24September2017

AWiB AWiB Blog Till death do you Part…
21 Jun Written by 

Till death do you Part…

I wanted to make sure I blogged about this topic because, although scary, depressing and rather morbid, I think it is important that we reflect on death. Individually, we must think of it, as it is part of life, part of nature. And as a family, we must choose to discuss it in order to relieve the pain that will undeniably follow upon such its occurrence. But I mainly wanted to use this blogging opportunity to make peace with my recent experience and find solace in its truth. Sadly, my father-in-law passed away this April, Mr. Mitik Beyene. After a stroke 8 years ago, his health had slowly declined throughout the years and unfortunately claimed his life, too short. His family was around him and with him throughout the last days of his suffering and thus the death came as a sense of peace in his relief rather than a shock.

The whole ordeal got me thinking of my own life, and the lives of the people I loved. What have I been taking for granted? What have I not achieved yet? What have I not said and done yet? Who have I disappointed and not asked for forgiveness yet? Whom have I not forgiven yet? How about spiritually, was I prepared to actually think of it happening to me, or happening to anyone I love? Why am I afraid of death to begin with? Why have I never talked about it or taken the time to understand it? And of course, how, if in any way, has AWiB provided an aspect of it for me to reflect upon?

Life is short, we all know this, but unfortunately we tend to be reminded of it only when death and funerals are upon us. I have always had a hard time around death in this country because the funerals are very intense, in that people grief to their fullest compared to how we see westerners’ grieve modestly in Hollywood movies. I have not yet lost someone so close that it has shaken me to my deepest core, dismantling my reality, but as is life, I know I eventually will. And as I see my husband fighting sadness and facing reality after loosing his father, I am forced to contemplate the reality of death, in all its senses. 
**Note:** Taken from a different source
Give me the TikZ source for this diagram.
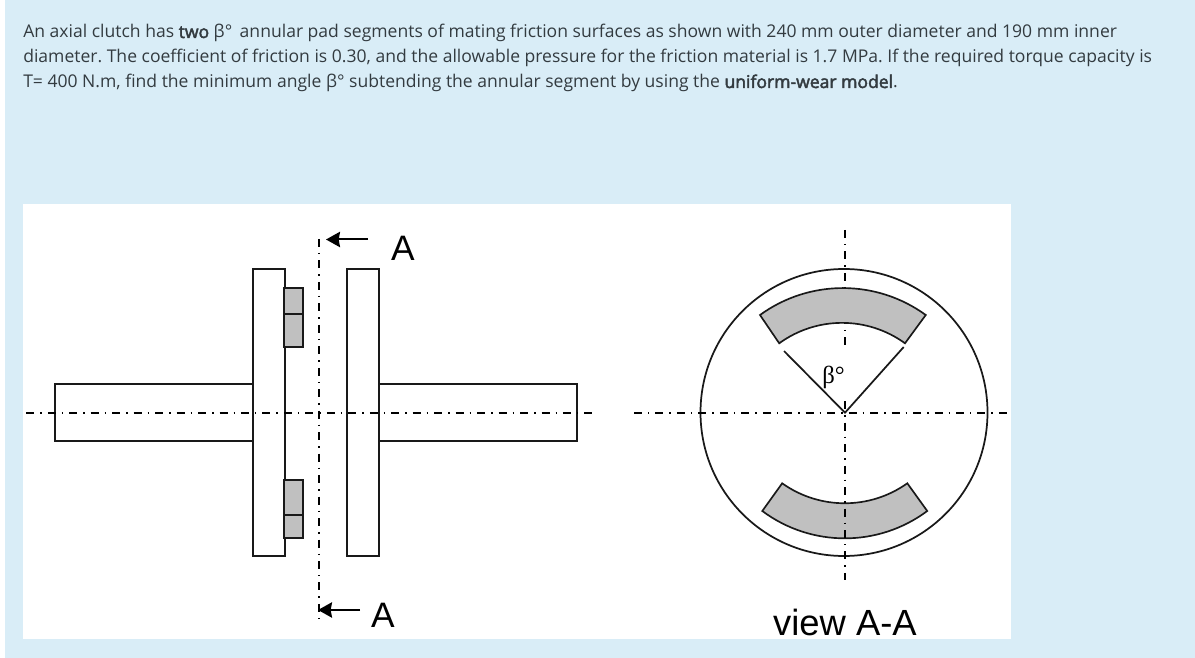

So you already know I had to do some research on the different ways different cultures handle death, carry out funeral ceremonies and how the spiritual aspect is experienced. In Kenya for example, people ask to be buried in intricately designed coffins, symbolizing their wishes or their lived life, such as expensive cars, planes, favorite animals etc. An interesting funeral ceremony is in Louisiana, where they throw jazz parades celebrating the deceased’s life. Another, although hard to swallow funeral tradition, but nonetheless interesting, is how some Mongolians and Tibetans handle their deceased. Placing the body on a mountain top open to all of nature’s elements, they carry out what they call “sky burials”; believing it unnecessary to attach to the body, as we are spirits and must return to the earth through its elements. 

I think it’s important to note here that it should be a person’s choice and right to believe whichever way they see fit when it comes to death and reflections on life after.  Personally though, I was once moved by a movie I saw that depicted death and the funeral ceremony in such a beautiful manner. In the movie, ‘Thor’, a science fiction/fantasy movie, the main actor’s mother dies and is dressed in beautiful clothing and laid on a bed of straw with flower ornaments circling her, to be lit on fire as per their tradition. What happens next has resonated within me ever since; the body is pushed into the ocean and once it reaches the horizon, it bursts into flames, with thousands of flickering lights all exploding into the night’s black canvas, consequently filling the sky with sparkling stars. So this blog is dedicated to my father-in-law, Mitik and to your wife, Selam, of forty-two years, your four wonderful children, Nani, Muni, Medhi and my Yetu and your five grandchildren, Yohanna, Selam, Kidus, Greet, and my little Mitik. I’d like to think that at night through the glittering stars and that during the day hidden under the sun’s rays you are smiling and looking down on all of us, knowing you truly lived in happiness and are content with all you achieved in your life.

I remember an AWiB’s Saturday roundtable discussion entitled “Purposeful Action”, where we discussed the purpose of our existence, identifying our talents and reflecting on whether we were living a purposeful life. The hardest part was the final hour in which, after reflecting all afternoon on each of our lives, we were asked to write out our obituaries, imagine that! I challenge you my fellow AWiBers to do the same, isti. My little brother, Hirouy, introduced me to Jim Rohn who said it’s not how long you have lived but rather, how you have lived that truly matters. And so I part you with this, life is not promised tomorrow so make sure you live life today. Say what needs to be said, do what needs to be done, and enjoy the beauty of life and all those around you. Make time for your friends and family and most importantly, to your wonderful self. Pat yourself on the back for all that you have achieved so far, aspire in hopes to achieve even more and aim to love, love, love, and love some more, till death do you part.